Write the listing below out again exactly, dropping the images.
----------
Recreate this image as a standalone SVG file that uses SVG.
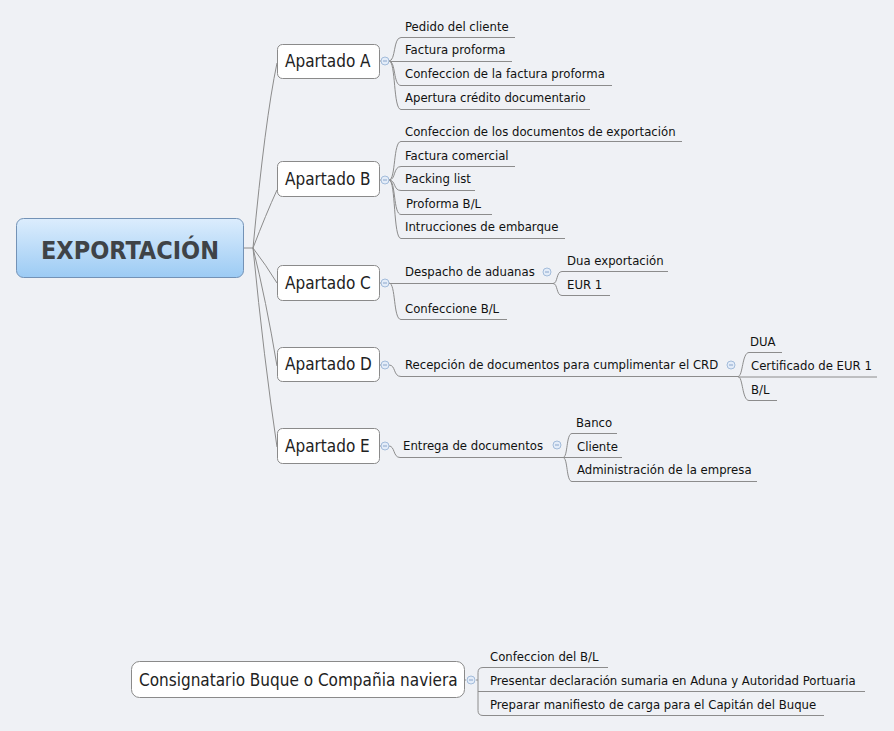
<svg xmlns="http://www.w3.org/2000/svg" width="894" height="731" viewBox="0 0 894 731">
<defs>
<linearGradient id="cg" x1="0" y1="0" x2="0" y2="1">
<stop offset="0" stop-color="#dcedfd"/>
<stop offset="1" stop-color="#9ccbf4"/>
</linearGradient>
<g id="btn"><circle r="4" fill="#e3ecf8" stroke="#a3bcdb" stroke-width="1"/><line x1="-2" y1="0" x2="2" y2="0" stroke="#8aa6cc" stroke-width="1"/></g>
</defs>
<style>
.t{font-family:"DejaVu Sans Condensed","DejaVu Sans",sans-serif;font-size:13px;fill:#111}
.m{font-family:"DejaVu Sans Condensed","DejaVu Sans",sans-serif;font-size:17px;fill:#222}
.c{font-family:"DejaVu Sans Condensed","DejaVu Sans",sans-serif;font-size:25px;font-weight:bold;fill:#3f4347}
.box{fill:#fff;stroke:#8a8a8a;stroke-width:1}
.ln{fill:none;stroke:#8c8c8c;stroke-width:1}
</style>
<rect width="894" height="731" fill="#eff1f5"/>
<g id="connectors">
<path class="ln" d="M244,248 H253"/>
<path class="ln" d="M253,248 Q265,120 277,63"/>
<path class="ln" d="M253,248 Q266,214 277,190"/>
<path class="ln" d="M253,248 Q266,265 277,283"/>
<path class="ln" d="M253,248 Q266,300 277,366"/>
<path class="ln" d="M253,248 Q264,360 277,447"/>
<!-- A -->
<path class="ln" d="M379,61 H381"/>
<path class="ln" d="M389,61 C396,61 393,37.5 401,37.5 H515"/>
<path class="ln" d="M389,61.5 H512"/>
<path class="ln" d="M389,61 C396,61 393,85.5 401,85.5 H612"/>
<path class="ln" d="M389,61 C396,61 393,109.5 401,109.5 H590"/>
<!-- B -->
<path class="ln" d="M379,180 H381"/>
<path class="ln" d="M389,180 C396,180 393,141.5 401,141.5 H682"/>
<path class="ln" d="M389,180 C396,180 393,166.5 401,166.5 H515"/>
<path class="ln" d="M389,180 C396,180 393,190.5 401,190.5 H475"/>
<path class="ln" d="M389,180 C396,180 393,214.5 401,214.5 H492"/>
<path class="ln" d="M389,180 C396,180 393,238.5 401,238.5 H565"/>
<!-- C -->
<path class="ln" d="M379,283 H381"/>
<path class="ln" d="M389,283.5 H553"/>
<path class="ln" d="M553,283.5 C558,283.5 556,271.5 562,271.5 H668"/>
<path class="ln" d="M553,283.5 C558,283.5 556,295.5 562,295.5 H610"/>
<path class="ln" d="M389,283 C396,283 393,319.5 401,319.5 H507"/>
<!-- D -->
<path class="ln" d="M379,365 H381"/>
<path class="ln" d="M389,365 C396,365 393,376.5 401,376.5 H738"/>
<path class="ln" d="M738,376.5 C743,376.5 742,352.5 749,352.5 H782"/>
<path class="ln" d="M738,377 H877"/>
<path class="ln" d="M738,376.5 C743,376.5 742,400.5 749,400.5 H777"/>
<!-- E -->
<path class="ln" d="M379,446 H381"/>
<path class="ln" d="M389,446 C395,446 393,457.5 400,457.5 H563"/>
<path class="ln" d="M563,457.5 C568,457.5 566,433.5 572,433.5 H617"/>
<path class="ln" d="M563,457.5 H622"/>
<path class="ln" d="M563,457.5 C568,457.5 566,481.5 572,481.5 H757"/>
<!-- Consignatario -->
<path class="ln" d="M464,680 H466"/>
<path class="ln" d="M476,680 H478"/>
<path class="ln" d="M608,667.5 H483 Q478,667.5 478,672.5 V710.5 Q478,715.5 483,715.5 H824"/>
<path class="ln" d="M478,691.5 H865"/>
</g>
<g id="root">
<rect x="16.5" y="218.5" width="227" height="59" rx="7" fill="url(#cg)" stroke="#7392b6"/>
<text class="c" x="130" y="259" text-anchor="middle">EXPORTACIÓN</text>
</g>
<g id="apartadoA">
<rect class="box" x="277.5" y="44.5" width="102" height="34" rx="5"/>
<text class="m" x="285" y="67">Apartado A</text>
<use href="#btn" x="385" y="61"/>
</g>
<g id="a-children">
<text class="t" x="405" y="31">Pedido del cliente</text>
<text class="t" x="405" y="54">Factura proforma</text>
<text class="t" x="405" y="78">Confeccion de la factura proforma</text>
<text class="t" x="405" y="102">Apertura crédito documentario</text>
</g>
<g id="apartadoB">
<rect class="box" x="277.5" y="161.5" width="102" height="35" rx="5"/>
<text class="m" x="285" y="185">Apartado B</text>
<use href="#btn" x="385" y="180"/>
</g>
<g id="b-children">
<text class="t" x="405" y="136">Confeccion de los documentos de exportación</text>
<text class="t" x="405" y="160">Factura comercial</text>
<text class="t" x="405" y="183">Packing list</text>
<text class="t" x="406" y="208">Proforma B/L</text>
<text class="t" x="405" y="231">Intrucciones de embarque</text>
</g>
<g id="apartadoC">
<rect class="box" x="277.5" y="265.5" width="102" height="35" rx="5"/>
<text class="m" x="285" y="289">Apartado C</text>
<use href="#btn" x="385" y="283"/>
</g>
<g id="c-children">
<text class="t" x="405" y="276">Despacho de aduanas</text>
<use href="#btn" x="547" y="272"/>
<text class="t" x="567" y="265">Dua exportación</text>
<text class="t" x="567" y="289">EUR 1</text>
<text class="t" x="405" y="313">Confeccione B/L</text>
</g>
<g id="apartadoD">
<rect class="box" x="277.5" y="347.5" width="102" height="34" rx="5"/>
<text class="m" x="285" y="370">Apartado D</text>
<use href="#btn" x="385" y="365"/>
</g>
<g id="d-children">
<text class="t" x="405" y="369">Recepción de documentos para cumplimentar el CRD</text>
<use href="#btn" x="731" y="365"/>
<text class="t" x="750" y="346">DUA</text>
<text class="t" x="751" y="370">Certificado de EUR 1</text>
<text class="t" x="751" y="394">B/L</text>
</g>
<g id="apartadoE">
<rect class="box" x="277.5" y="428.5" width="102" height="35" rx="5"/>
<text class="m" x="285" y="452">Apartado E</text>
<use href="#btn" x="385" y="446"/>
</g>
<g id="e-children">
<text class="t" x="403" y="450">Entrega de documentos</text>
<use href="#btn" x="557" y="445"/>
<text class="t" x="576" y="427">Banco</text>
<text class="t" x="577" y="451">Cliente</text>
<text class="t" x="577" y="474">Administración de la empresa</text>
</g>
<g id="consignatario">
<rect class="box" x="131.5" y="661.5" width="333" height="36" rx="8"/>
<text class="m" x="139" y="686">Consignatario Buque o Compañia naviera</text>
<use href="#btn" x="471" y="680"/>
</g>
<g id="consig-children">
<text class="t" x="490" y="661">Confeccion del B/L</text>
<text class="t" x="490" y="685">Presentar declaración sumaria en Aduna y Autoridad Portuaria</text>
<text class="t" x="490" y="709">Preparar manifiesto de carga para el Capitán del Buque</text>
</g>
</svg>
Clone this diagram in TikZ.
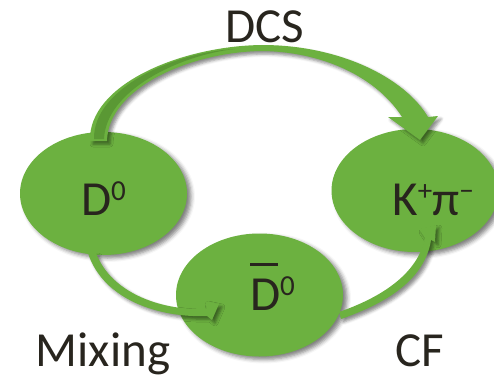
----------
FINAL RESULT
Recreate this image as a standalone SVG file that uses SVG.
<svg xmlns="http://www.w3.org/2000/svg" width="894" height="731" viewBox="0 0 894 731">
<defs>
<linearGradient id="cg" x1="0" y1="0" x2="0" y2="1">
<stop offset="0" stop-color="#dcedfd"/>
<stop offset="1" stop-color="#9ccbf4"/>
</linearGradient>
<g id="btn"><circle r="4" fill="#e3ecf8" stroke="#a3bcdb" stroke-width="1"/><line x1="-2" y1="0" x2="2" y2="0" stroke="#8aa6cc" stroke-width="1"/></g>
</defs>
<style>
.t{font-family:"DejaVu Sans Condensed","DejaVu Sans",sans-serif;font-size:13px;fill:#111}
.m{font-family:"DejaVu Sans Condensed","DejaVu Sans",sans-serif;font-size:17px;fill:#222}
.c{font-family:"DejaVu Sans Condensed","DejaVu Sans",sans-serif;font-size:25px;font-weight:bold;fill:#3f4347}
.box{fill:#fff;stroke:#8a8a8a;stroke-width:1}
.ln{fill:none;stroke:#8c8c8c;stroke-width:1}
</style>
<rect width="894" height="731" fill="#eff1f5"/>
<g id="connectors">
<path class="ln" d="M244,248 H253"/>
<path class="ln" d="M253,248 Q265,120 277,63"/>
<path class="ln" d="M253,248 Q266,214 277,190"/>
<path class="ln" d="M253,248 Q266,265 277,283"/>
<path class="ln" d="M253,248 Q266,300 277,366"/>
<path class="ln" d="M253,248 Q264,360 277,447"/>
<!-- A -->
<path class="ln" d="M379,61 H381"/>
<path class="ln" d="M389,61 C396,61 393,37.5 401,37.5 H515"/>
<path class="ln" d="M389,61.5 H512"/>
<path class="ln" d="M389,61 C396,61 393,85.5 401,85.5 H612"/>
<path class="ln" d="M389,61 C396,61 393,109.5 401,109.5 H590"/>
<!-- B -->
<path class="ln" d="M379,180 H381"/>
<path class="ln" d="M389,180 C396,180 393,141.5 401,141.5 H682"/>
<path class="ln" d="M389,180 C396,180 393,166.5 401,166.5 H515"/>
<path class="ln" d="M389,180 C396,180 393,190.5 401,190.5 H475"/>
<path class="ln" d="M389,180 C396,180 393,214.5 401,214.5 H492"/>
<path class="ln" d="M389,180 C396,180 393,238.5 401,238.5 H565"/>
<!-- C -->
<path class="ln" d="M379,283 H381"/>
<path class="ln" d="M389,283.5 H553"/>
<path class="ln" d="M553,283.5 C558,283.5 556,271.5 562,271.5 H668"/>
<path class="ln" d="M553,283.5 C558,283.5 556,295.5 562,295.5 H610"/>
<path class="ln" d="M389,283 C396,283 393,319.5 401,319.5 H507"/>
<!-- D -->
<path class="ln" d="M379,365 H381"/>
<path class="ln" d="M389,365 C396,365 393,376.5 401,376.5 H738"/>
<path class="ln" d="M738,376.5 C743,376.5 742,352.5 749,352.5 H782"/>
<path class="ln" d="M738,377 H877"/>
<path class="ln" d="M738,376.5 C743,376.5 742,400.5 749,400.5 H777"/>
<!-- E -->
<path class="ln" d="M379,446 H381"/>
<path class="ln" d="M389,446 C395,446 393,457.5 400,457.5 H563"/>
<path class="ln" d="M563,457.5 C568,457.5 566,433.5 572,433.5 H617"/>
<path class="ln" d="M563,457.5 H622"/>
<path class="ln" d="M563,457.5 C568,457.5 566,481.5 572,481.5 H757"/>
<!-- Consignatario -->
<path class="ln" d="M464,680 H466"/>
<path class="ln" d="M476,680 H478"/>
<path class="ln" d="M608,667.5 H483 Q478,667.5 478,672.5 V710.5 Q478,715.5 483,715.5 H824"/>
<path class="ln" d="M478,691.5 H865"/>
</g>
<g id="root">
<rect x="16.5" y="218.5" width="227" height="59" rx="7" fill="url(#cg)" stroke="#7392b6"/>
<text class="c" x="130" y="259" text-anchor="middle">EXPORTACIÓN</text>
</g>
<g id="apartadoA">
<rect class="box" x="277.5" y="44.5" width="102" height="34" rx="5"/>
<text class="m" x="285" y="67">Apartado A</text>
<use href="#btn" x="385" y="61"/>
</g>
<g id="a-children">
<text class="t" x="405" y="31">Pedido del cliente</text>
<text class="t" x="405" y="54">Factura proforma</text>
<text class="t" x="405" y="78">Confeccion de la factura proforma</text>
<text class="t" x="405" y="102">Apertura crédito documentario</text>
</g>
<g id="apartadoB">
<rect class="box" x="277.5" y="161.5" width="102" height="35" rx="5"/>
<text class="m" x="285" y="185">Apartado B</text>
<use href="#btn" x="385" y="180"/>
</g>
<g id="b-children">
<text class="t" x="405" y="136">Confeccion de los documentos de exportación</text>
<text class="t" x="405" y="160">Factura comercial</text>
<text class="t" x="405" y="183">Packing list</text>
<text class="t" x="406" y="208">Proforma B/L</text>
<text class="t" x="405" y="231">Intrucciones de embarque</text>
</g>
<g id="apartadoC">
<rect class="box" x="277.5" y="265.5" width="102" height="35" rx="5"/>
<text class="m" x="285" y="289">Apartado C</text>
<use href="#btn" x="385" y="283"/>
</g>
<g id="c-children">
<text class="t" x="405" y="276">Despacho de aduanas</text>
<use href="#btn" x="547" y="272"/>
<text class="t" x="567" y="265">Dua exportación</text>
<text class="t" x="567" y="289">EUR 1</text>
<text class="t" x="405" y="313">Confeccione B/L</text>
</g>
<g id="apartadoD">
<rect class="box" x="277.5" y="347.5" width="102" height="34" rx="5"/>
<text class="m" x="285" y="370">Apartado D</text>
<use href="#btn" x="385" y="365"/>
</g>
<g id="d-children">
<text class="t" x="405" y="369">Recepción de documentos para cumplimentar el CRD</text>
<use href="#btn" x="731" y="365"/>
<text class="t" x="750" y="346">DUA</text>
<text class="t" x="751" y="370">Certificado de EUR 1</text>
<text class="t" x="751" y="394">B/L</text>
</g>
<g id="apartadoE">
<rect class="box" x="277.5" y="428.5" width="102" height="35" rx="5"/>
<text class="m" x="285" y="452">Apartado E</text>
<use href="#btn" x="385" y="446"/>
</g>
<g id="e-children">
<text class="t" x="403" y="450">Entrega de documentos</text>
<use href="#btn" x="557" y="445"/>
<text class="t" x="576" y="427">Banco</text>
<text class="t" x="577" y="451">Cliente</text>
<text class="t" x="577" y="474">Administración de la empresa</text>
</g>
<g id="consignatario">
<rect class="box" x="131.5" y="661.5" width="333" height="36" rx="8"/>
<text class="m" x="139" y="686">Consignatario Buque o Compañia naviera</text>
<use href="#btn" x="471" y="680"/>
</g>
<g id="consig-children">
<text class="t" x="490" y="661">Confeccion del B/L</text>
<text class="t" x="490" y="685">Presentar declaración sumaria en Aduna y Autoridad Portuaria</text>
<text class="t" x="490" y="709">Preparar manifiesto de carga para el Capitán del Buque</text>
</g>
</svg>
Clone this diagram in TikZ.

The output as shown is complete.